Cardinals fans should be able to expect Murray’s first 4,000-yard passing season, along with a 1,000-yard receiving season for Marquise Brown. If these two things happen, it becomes increasingly likely that Conner gets his first 1,000-yard rushing season. These number totals could be the difference in an eight or nine-win season and an 11 or 12-win season. The difference between a Wild Card spot in the postseason and an NFC West crown.

Remaining Fresh

Conner will be able to get to this 1,000-yard mark without being consistently utilized as a three-down running back. In today’s NFL, there is a consistently decreasing number of three-down running backs. Derrick Henry is really the only concrete exception, but he played in just eight regular season games in ’21. The dynamics of the league have shifted, but running backs are still proving able to reach that 1,000-yard mark without necessarily fulfilling the role of a traditional three-down running back.

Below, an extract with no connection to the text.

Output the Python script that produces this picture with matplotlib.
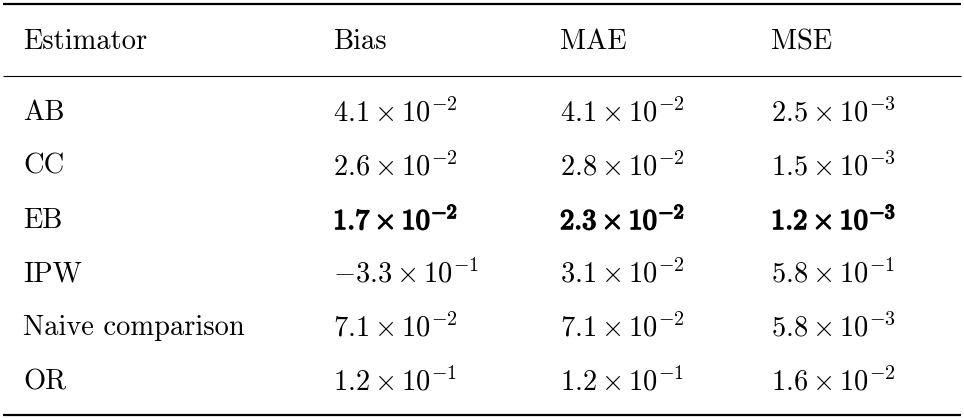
import matplotlib
matplotlib.use("Agg")
import matplotlib.pyplot as plt
import matplotlib.patheffects as pe

plt.rcParams['mathtext.fontset'] = 'cm'
plt.rcParams['font.family'] = 'cmr10'

headers = ["Estimator", "Bias", "MAE", "MSE"]
estimators = ["AB", "CC", "EB", "IPW", "Naive comparison", "OR"]
bias = [(4.1, -2), (2.6, -2), (1.7, -2), (-3.3, -1), (7.1, -2), (1.2, -1)]
mae = [(4.1, -2), (2.8, -2), (2.3, -2), (3.1, -2), (7.1, -2), (1.2, -1)]
mse = [(2.5, -3), (1.5, -3), (1.2, -3), (5.8, -1), (5.8, -3), (1.6, -2)]
bold_row = "EB"

W, H = 964, 418
fig = plt.figure(figsize=(W/100, H/100), dpi=100)
ax = fig.add_axes([0, 0, 1, 1])
ax.set_xlim(0, W); ax.set_ylim(H, 0); ax.axis('off')

colx = [23, 333, 560, 771]
fs = 20.5

def fmt(v):
    m, e = v
    return rf"${m:.1f}\times10^{{{e}}}$"

ax.plot([3, 961], [3.5, 3.5], color='k', lw=1.6, solid_capstyle='butt')
ax.plot([3, 961], [76, 76], color='k', lw=0.8, solid_capstyle='butt')
ax.plot([3, 961], [414.5, 414.5], color='k', lw=1.6, solid_capstyle='butt')

for x, h in zip(colx, headers):
    ax.text(x, 42, h, fontsize=fs, va='center', ha='left')

y0, dy = 113, 53.8
bold_fx = [pe.withStroke(linewidth=1.1, foreground='k')]
for i, name in enumerate(estimators):
    y = y0 + i*dy
    b = name == bold_row
    ax.text(colx[0], y, name, fontsize=fs, va='center', ha='left')
    for x, v in zip(colx[1:], (bias[i], mae[i], mse[i])):
        t = ax.text(x, y, fmt(v), fontsize=fs, va='center', ha='left')
        if b:
            t.set_path_effects(bold_fx)

fig.savefig("out.png", dpi=100)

For Conner, ensuring he reaches that 1,000-yard mark is going to mean ample carries for Eno Benjamin and Darrel Williams in order to keep him fresh. His impact, too, comes from catching balls out of the backfield, which just makes his role in the Cardinals offense that much more vital, particularly in the early part of the season without Hopkins. To this end, Benjamin and Williams should each anticipate a minimum of 60+ carries.